Aggregate Functions
Aggregate functions work in the normal way as expected by database experts.
ClickHouse also supports:
- Parametric aggregate functions, which accept other parameters in addition to columns.
- Combinators, which change the behavior of aggregate functions.
NULL Processing
During aggregation, all NULL
s are skipped. If the aggregation has several parameters it will ignore any row in which one or more of the parameters are NULL.
Examples:
Consider this table:
┌─x─┬────y─┐
│ 1 │ 2 │
│ 2 │ ᴺᵁᴸᴸ │
│ 3 │ 2 │
│ 3 │ 3 │
│ 3 │ ᴺᵁᴸᴸ │
└───┴──────┘
Let’s say you need to total the values in the y
column:
SELECT sum(y) FROM t_null_big
┌─sum(y)─┐
│ 7 │
└────────┘
Now you can use the groupArray
function to create an array from the y
column:
SELECT groupArray(y) FROM t_null_big
┌─groupArray(y)─┐
│ [2,2,3] │
└───────────────┘
groupArray
does not include NULL
in the resulting array.
You can use COALESCE to change NULL into a value that makes sense in your use case. For example: avg(COALESCE(column, 0))

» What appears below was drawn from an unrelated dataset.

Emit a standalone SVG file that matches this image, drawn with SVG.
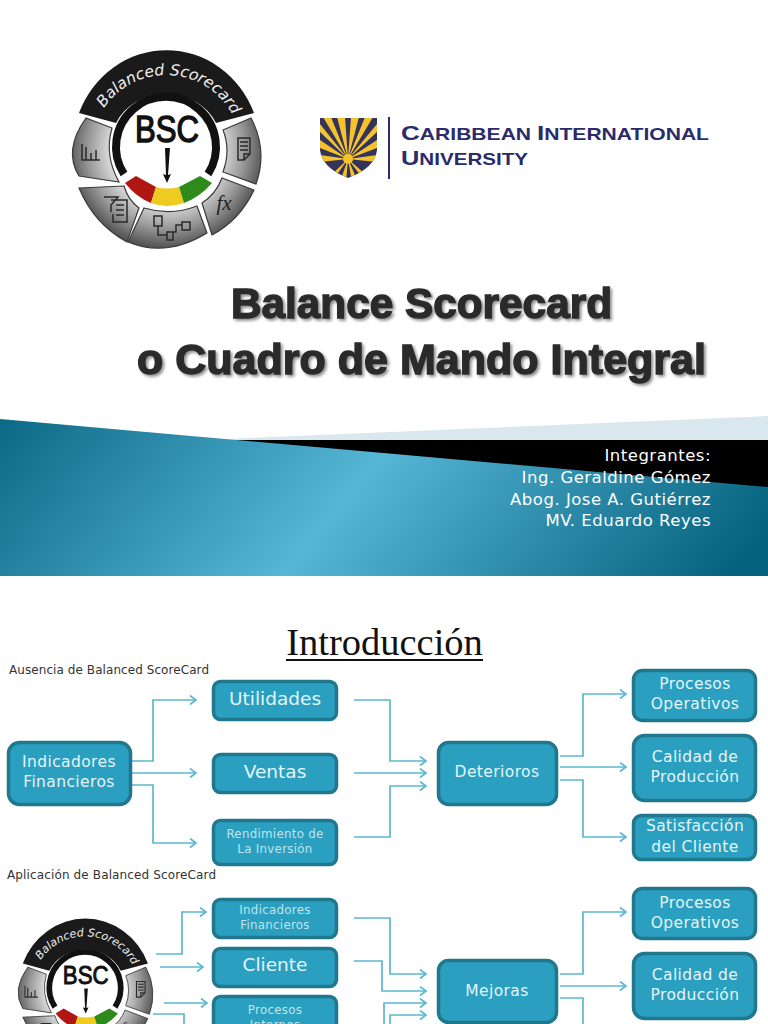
<svg xmlns="http://www.w3.org/2000/svg" xmlns:xlink="http://www.w3.org/1999/xlink" width="768" height="1024" viewBox="0 0 768 1024">
<style>
.box{fill:#2a9fbf;stroke:#20788f;stroke-width:3.500}
.t{font-family:"DejaVu Sans",sans-serif;fill:#e4f5fa;text-anchor:middle}
.l{font-size:18.500px}.m{font-size:15.500px;letter-spacing:.4px}.s{font-size:11.800px;fill:#bfe5ef;letter-spacing:.3px}
.cap{font-family:"DejaVu Sans",sans-serif;font-size:12px;fill:#333}
.c{fill:none;stroke:#5cb7d1;stroke-width:1.7}
.a{marker-end:url(#arr)}
.seg{fill:url(#gray);stroke:#3a3a3a;stroke-width:1.200}
.ic{fill:none;stroke:#2a2a2a;stroke-width:1.500}
.who{font-family:"DejaVu Sans",sans-serif;font-size:16.500px;fill:#fff;text-anchor:end;letter-spacing:.5px}
.ttl{font-family:"Liberation Sans",Arial,sans-serif;font-weight:700;font-size:42px;fill:#2b2b2b;stroke:#2b2b2b;stroke-width:1.400;filter:url(#sh)}
.cu{font-family:"Liberation Sans",Arial,sans-serif;font-weight:700;fill:#2b2a6b}
</style>
<defs>
<filter id="sh" x="-5%" y="-20%" width="110%" height="150%"><feDropShadow dx="2" dy="2" stdDeviation="1.5" flood-color="#000" flood-opacity=".45"/></filter>
<linearGradient id="teal" gradientUnits="userSpaceOnUse" x1="60" y1="298" x2="590" y2="748">
<stop offset="0" stop-color="#04617d"/><stop offset=".5" stop-color="#56b6d6"/><stop offset="1" stop-color="#04617d"/></linearGradient>
<radialGradient id="gray" gradientUnits="userSpaceOnUse" cx="0" cy="0" r="100"><stop offset=".55" stop-color="#dedede"/><stop offset=".78" stop-color="#999"/><stop offset="1" stop-color="#4c4c4c"/></radialGradient>
<marker id="arr" markerUnits="userSpaceOnUse" markerWidth="10" markerHeight="12" refX="7" refY="5.500" orient="auto"><path d="M1,1 L7,5.500 L1,10" fill="none" stroke="#5cb7d1" stroke-width="1.700"/></marker>
<clipPath id="shield"><path d="M320,118H377V150Q375,168 348,178Q322,168 320,150Z"/></clipPath>
<path id="arcT" d="M-62,-42 A75,75 0 0 1 66,-36"/>
<g id="logo">
<path d="M-54,-22L-80,-32Q-103,0 -87,26L-47,32Q-62,5 -54,-22Z" class="seg"/>
<path d="M-87,38L-42,36Q-38,50 -27,58L-39,92Q-72,74 -87,38Z" class="seg"/>
<path d="M-22,58Q5,66 31,56L41,83Q0,108 -38,92Z" class="seg"/>
<path d="M36,53Q50,44 56,28L88,40Q74,70 46,85Z" class="seg"/>
<path d="M57,-20L85,-32Q102,0 90,34L57,22Q65,0 57,-20Z" class="seg"/>
<circle cx="0" cy="-4" r="47" fill="#fff"/>
<path d="M-87,-37A94,99 0 0 1 88,-37L50,-27A55,50 0 0 0 -50,-27Z" fill="#1a1a1a"/>
<path d="M-42,24A50,50 0 1 1 42,24" fill="none" stroke="#111" stroke-width="8"/>
<path d="M-41,33L-30,26L-10,37L-15,53Q-30,47 -41,33Z" fill="#b01712"/>
<path d="M-10,37Q1,40 13,37L18,53Q1,59 -15,53Z" fill="#eecb1f"/>
<path d="M13,37L34,26L46,33Q34,47 18,53Z" fill="#2f8a1c"/>
<text font-family="'Liberation Sans',sans-serif" font-size="37" fill="#111" stroke="#111" stroke-width="1.400" text-anchor="middle" x="1" y="-8" textLength="64" lengthAdjust="spacingAndGlyphs">BSC</text>
<path d="M-1,-2H4L2,25L5,24L1,33L-3,24L0,25Z" fill="#111"/>
<text font-family="'DejaVu Sans',sans-serif" font-style="italic" font-size="15.500" fill="#eee"><textPath href="#arcT" xlink:href="#arcT">Balanced Scorecard</textPath></text>
<path d="M-84,-6V10H-66M-80,10V-3M-75,10V3M-70,10V0" class="ic"/>
<path d="M-62,47L-48,47L-55,55V62M-55,50H-39V72H-53V64M-50,55H-42M-50,60H-42M-50,65H-42" class="ic"/>
<path d="M-12,66H-4V76H-12ZM16,72H24V80H16ZM1,82H7V90H1ZM-8,76V85H1M7,82H10V75H16" class="ic"/>
<text x="58" y="60" font-family="'Liberation Serif',serif" font-style="italic" font-size="21" fill="#222" text-anchor="middle">fx</text>
<path d="M72,-12H84V4L78,10H72ZM74,-8H82M74,-4H82M74,0H82M78,10V4H84" class="ic"/>
</g>
</defs>

<rect width="768" height="1024" fill="#fff"/>
<g id="slide-band">
<path d="M225,439L768,416V441H225Z" fill="#d9e8ef"/>
<path d="M225,440H768V488H225Z" fill="#000"/>
<path d="M0,419L768,487V576H0Z" fill="url(#teal)"/>
</g>
<use href="#logo" xlink:href="#logo" transform="translate(166,150)"/>
<g id="university-logo">
<path d="M320,118H377V150Q375,168 348,178Q322,168 320,150Z" fill="#34345a"/>
<g clip-path="url(#shield)" fill="#f4c22c">
<path d="M348,159L323,117H331ZM348,159L337,117H345ZM348,159L351,117H359ZM348,159L365,117H373ZM348,159L320,124V132ZM348,159L320,140V148ZM348,159L320,155V162ZM348,159L377,124V132ZM348,159L377,140V148ZM348,159L377,155V162ZM348,159L326,180H333ZM348,159L340,182H346ZM348,159L352,182H358ZM348,159L364,180H372Z"/>
<circle cx="348" cy="159" r="5"/>
</g>
<rect x="388" y="117" width="2" height="62" fill="#2b2a6b"/>
<text class="cu" x="401" y="140" font-size="21" textLength="308" lengthAdjust="spacingAndGlyphs">C<tspan font-size="17">ARIBBEAN </tspan>I<tspan font-size="17">NTERNATIONAL</tspan></text>
<text class="cu" x="401" y="165" font-size="21" textLength="127" lengthAdjust="spacingAndGlyphs">U<tspan font-size="17">NIVERSITY</tspan></text>
</g>
<text class="ttl" x="421.500" y="318" text-anchor="middle" textLength="381" lengthAdjust="spacingAndGlyphs">Balance Scorecard</text>
<text class="ttl" x="421.500" y="374" text-anchor="middle" textLength="569" lengthAdjust="spacingAndGlyphs">o Cuadro de Mando Integral</text>
<g id="integrantes">
<text class="who" x="711" y="461">Integrantes:</text>
<text class="who" x="711" y="483">Ing. Geraldine Gómez</text>
<text class="who" x="711" y="505">Abog. Jose A. Gutiérrez</text>
<text class="who" x="711" y="526">MV. Eduardo Reyes</text>
</g>

<text x="384.500" y="655" font-family="'Liberation Serif',serif" font-size="38.500" fill="#111" text-anchor="middle">Introducción</text>
<rect x="286" y="659" width="197" height="2" fill="#111"/>
<text class="cap" x="9" y="674" textLength="200">Ausencia de Balanced ScoreCard</text>
<text class="cap" x="7" y="879" textLength="209">Aplicación de Balanced ScoreCard</text>
<use href="#logo" xlink:href="#logo" transform="translate(85,990) scale(.715)"/>

<g id="connectors">
<path class="c a" d="M132,761H153V700H196"/>
<path class="c a" d="M132,773H196"/>
<path class="c a" d="M132,785H153V843H196"/>
<path class="c a" d="M354,700H390V761H426"/>
<path class="c a" d="M354,773H426"/>
<path class="c a" d="M354,837H390V786H426"/>
<path class="c a" d="M560,756H583V694H626"/>
<path class="c a" d="M560,767H626"/>
<path class="c a" d="M560,780H583V837H626"/>
<path class="c a" d="M156,954H182V912H206"/>
<path class="c a" d="M160,967H203"/>
<path class="c a" d="M164,1003H207"/>
<path class="c" d="M153,1014H184V1024"/>
<path class="c a" d="M354,918H390V974H426"/>
<path class="c a" d="M354,961H382V991H426"/>
<path class="c a" d="M384,1024V1003H426"/>
<path class="c a" d="M390,1024V1015H426"/>
<path class="c a" d="M560,974H583V912H626"/>
<path class="c a" d="M560,986H626"/>
<path class="c" d="M560,998H583V1024"/>
</g>

<g id="n-indicadores"><rect class="box" x="8.500" y="742.500" width="122" height="62" rx="11"/><text class="t m" x="69" y="767">Indicadores</text><text class="t m" x="69" y="787">Financieros</text></g>
<g id="n-utilidades"><rect class="box" x="213.500" y="681.500" width="123" height="38" rx="7"/><text class="t l" x="275" y="705">Utilidades</text></g>
<g id="n-ventas"><rect class="box" x="213.500" y="754.500" width="123" height="38" rx="7"/><text class="t l" x="275" y="778">Ventas</text></g>
<g id="n-rendimiento"><rect class="box" x="213.500" y="820.500" width="123" height="44" rx="7"/><text class="t s" x="275" y="838">Rendimiento de</text><text class="t s" x="275" y="853">La Inversión</text></g>
<g id="n-deterioros"><rect class="box" x="438.500" y="742.500" width="118" height="62" rx="10"/><text class="t m" x="497" y="777">Deterioros</text></g>
<g id="n-procesos1"><rect class="box" x="633.500" y="670.500" width="122" height="50" rx="9"/><text class="t m" x="695" y="689">Procesos</text><text class="t m" x="695" y="709">Operativos</text></g>
<g id="n-calidad1"><rect class="box" x="633.500" y="735.500" width="122" height="65" rx="11"/><text class="t m" x="695" y="762">Calidad de</text><text class="t m" x="695" y="782">Producción</text></g>
<g id="n-satisfaccion"><rect class="box" x="633.500" y="815.500" width="122" height="44" rx="8"/><text class="t m" x="695" y="831">Satisfacción</text><text class="t m" x="695" y="852">del Cliente</text></g>
<g id="n-indicadores2"><rect class="box" x="213.500" y="899.500" width="123" height="38" rx="7"/><text class="t s" x="275" y="914">Indicadores</text><text class="t s" x="275" y="929">Financieros</text></g>
<g id="n-cliente"><rect class="box" x="213.500" y="948.500" width="123" height="38" rx="7"/><text class="t l" x="275" y="971">Cliente</text></g>
<g id="n-internos"><rect class="box" x="213.500" y="996.500" width="123" height="50" rx="7"/><text class="t s" x="275" y="1014">Procesos</text><text class="t s" x="275" y="1029">Internos</text></g>
<g id="n-mejoras"><rect class="box" x="438.500" y="960.500" width="118" height="62" rx="10"/><text class="t m" x="497" y="996">Mejoras</text></g>
<g id="n-procesos2"><rect class="box" x="633.500" y="888.500" width="122" height="50" rx="9"/><text class="t m" x="695" y="908">Procesos</text><text class="t m" x="695" y="928">Operativos</text></g>
<g id="n-calidad2"><rect class="box" x="633.500" y="953.500" width="122" height="65" rx="11"/><text class="t m" x="695" y="980">Calidad de</text><text class="t m" x="695" y="1000">Producción</text></g>
</svg>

with use the column value in the aggregation or zero if NULL:
SELECT
avg(y),
avg(coalesce(y, 0))
FROM t_null_big
┌─────────────avg(y)─┬─avg(coalesce(y, 0))─┐
│ 2.3333333333333335 │ 1.4 │
└────────────────────┴─────────────────────┘
Also you can use Tuple to work around NULL skipping behavior. The a Tuple
that contains only a NULL
value is not NULL
, so the aggregate functions won't skip that row because of that NULL
value.
SELECT
groupArray(y),
groupArray(tuple(y)).1
FROM t_null_big;
┌─groupArray(y)─┬─tupleElement(groupArray(tuple(y)), 1)─┐
│ [2,2,3] │ [2,NULL,2,3,NULL] │
└───────────────┴───────────────────────────────────────┘